## Given task
The listing below is the input. Say how many of its lines contain "chart", giving the number alone.

──────────

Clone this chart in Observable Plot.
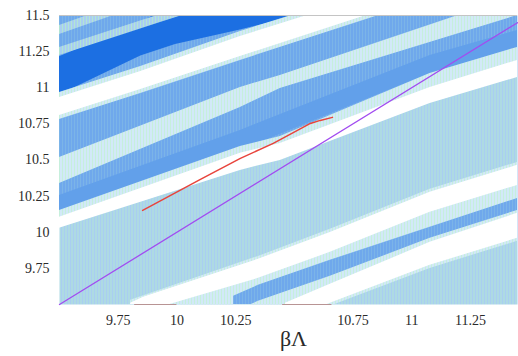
<!DOCTYPE html>
<html><head><meta charset="utf-8">
<script src="https://cdn.jsdelivr.net/npm/d3@7"></script>
<script src="https://cdn.jsdelivr.net/npm/@observablehq/plot@0.6"></script>
<style>
body{margin:0;background:#fff}
</style>
</head><body><div id="chart"></div>
<script>
// Axes
const xDomain = [9.5, 11.45];
const yDomain = [9.5, 11.5];
const xTicks = [9.75, 10, 10.25, 10.75, 11, 11.25];
const yTicks = [9.75, 10, 10.25, 10.5, 10.75, 11, 11.25, 11.5];
const xLabel = "βΛ";

// Contour bands (level category, x samples, upper and lower y edges), painted in order
const bandLevel = ["medium","mediumDark","pale","pale","white","dark","base","base","pale","white","pale","white","medium","white"];
const bandX = [
  [9.5, 10.27, 10.44, 11.078, 11.45],
  [9.5, 10.27, 11.078, 11.45],
  [9.5, 10.27, 10.44, 11.45],
  [9.5, 10.27, 10.44, 11.078, 11.45],
  [9.5, 10.27, 10.44, 11.078, 11.45],
  [9.5, 9.846, 9.994, 10.27, 10.525],
  [9.5, 9.803],
  [9.5, 9.93, 10.186],
  [9.5, 9.846, 10.27, 10.95],
  [9.5, 9.846, 10.27, 10.95],
  [9.803, 10.347, 10.653, 11.078, 11.45],
  [9.803, 9.858, 10.347, 10.653, 11.078, 11.45],
  [10.241, 10.347, 10.653, 11.078, 11.45],
  [10.462, 10.653, 11.078, 11.45]
];
const bandHi = [
  [12.7, 12.7, 12.7, 12.7, 12.7],
  [10.255, 10.705, 11.223, 11.396],
  [10.518, 11.002, 11.085, 11.638],
  [10.151, 10.594, 10.663, 11.099, 11.279],
  [10.103, 10.546, 10.615, 11.002, 11.189],
  [11.215, 11.452, 11.576, 11.742, 11.880],
  [11.431, 11.604],
  [11.279, 11.507, 11.638],
  [10.967, 11.147, 11.389, 11.735],
  [10.933, 11.113, 11.355, 11.701],
  [9.529, 9.833, 10.020, 10.297, 10.483],
  [9.508, 9.550, 9.813, 9.999, 10.276, 10.463],
  [9.557, 9.633, 9.806, 10.034, 10.234],
  [9.508, 9.640, 9.930, 10.131]
];
const bandLo = [
  [10.103, 10.546, 10.615, 11.002, 11.189],
  [10.138, 10.566, 11.099, 11.279],
  [10.338, 10.864, 10.995, 11.5],
  [10.068, 10.497, 10.566, 10.947, 11.133],
  [10.027, 10.428, 10.497, 10.891, 11.071],
  [10.950, 11.220, 11.300, 11.400, 11.500],
  [11.369, 11.541],
  [11.223, 11.452, 11.583],
  [10.781, 10.961, 11.189, 11.548],
  [10.808, 10.988, 11.216, 11.576],
  [9.322, 9.391, 9.488, 9.750, 9.937],
  [9.405, 9.446, 9.681, 9.861, 10.138, 10.324],
  [9.446, 9.522, 9.695, 9.958, 10.151],
  [9.391, 9.508, 9.771, 9.958]
];

// Diagonal reference (y = x)
const diagX = [9.5, 11.45];

// Red curve
const redX = [9.854, 10.100, 10.270, 10.410, 10.513, 10.568, 10.610, 10.662];
const redY = [10.151, 10.366, 10.511, 10.615, 10.705, 10.753, 10.774, 10.795];

// Small marks along the bottom edge
const edgeX1 = [9.82, 10.45];
const edgeX2 = [10.0, 10.66];

const levels = ["base","pale","medium","mediumDark","dark","white"];
const levelFill = ["url(#p-base)","url(#p-pale)","url(#p-med)","#62a0ea","#1c6fe2","#fdfeff"];

const bandMarks = bandLevel.map((lvl, i) => {
  const rows = bandX[i].map((x, j) => ({x, y1: bandLo[i][j], y2: bandHi[i][j], level: lvl}));
  return Plot.areaY(rows, {x: "x", y1: "y1", y2: "y2", fill: "level", clip: true});
});

const serif = "Liberation Serif";
const svg = Plot.plot({
  width: 518, height: 356,
  marginLeft: 59, marginRight: 1, marginTop: 15, marginBottom: 52,
  style: {fontFamily: serif, fontSize: "14px", color: "#2a2a2a", background: "#fff"},
  x: {domain: xDomain, ticks: xTicks, tickSize: 0, tickPadding: 11, tickFormat: d => `${d}`, label: null},
  y: {domain: yDomain, ticks: yTicks, tickSize: 0, tickPadding: 10, tickFormat: d => `${d}`, label: null},
  color: {domain: levels, range: levelFill},
  marks: [
    Plot.frame({fill: "url(#p-base)", stroke: "none"}),
    ...bandMarks,
    Plot.ruleY([yDomain[1]], {stroke: "#c4c4c4", strokeWidth: 1}),
    Plot.ruleY(edgeX1.map((x1, i) => ({x1, x2: edgeX2[i]})), {y: () => yDomain[0], x1: "x1", x2: "x2", stroke: "#b89494", strokeWidth: 1}),
    Plot.line(diagX, {x: d => d, y: d => d, stroke: "#a24cf0", strokeWidth: 1.3}),
    Plot.line(redX.map((x, i) => ({x, y: redY[i]})), {x: "x", y: "y", stroke: "#e8443c", strokeWidth: 1.5}),
    Plot.text([xLabel], {frameAnchor: "bottom", dy: 41, dx: 5, fontSize: 22, fill: "#2a2a2a"})
  ]
});

const ns = "http://www.w3.org/2000/svg";
const defs = document.createElementNS(ns, "defs");
defs.innerHTML =
  '<pattern id="p-base" width="3" height="4" patternUnits="userSpaceOnUse"><rect width="3" height="4" fill="#a9cef1"/><rect x="2" width="1" height="4" fill="#b2e5d4"/></pattern>' +
  '<pattern id="p-pale" width="3" height="4" patternUnits="userSpaceOnUse"><rect width="3" height="4" fill="#d2e9f8"/><rect x="2" width="1" height="4" fill="#c6efdc"/></pattern>' +
  '<pattern id="p-med" width="3" height="4" patternUnits="userSpaceOnUse"><rect width="3" height="4" fill="#6fa8ec"/><rect x="2" width="1" height="4" fill="#7bb4e8"/></pattern>';
svg.insertBefore(defs, svg.firstChild);
document.getElementById("chart").appendChild(svg);
</script>
</body></html>
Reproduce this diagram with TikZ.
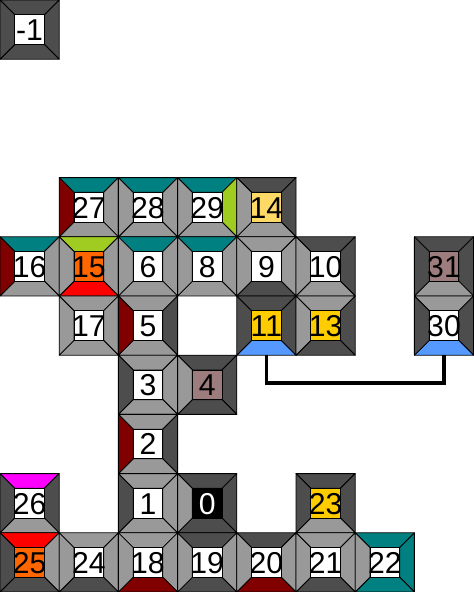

──────────

## In response
3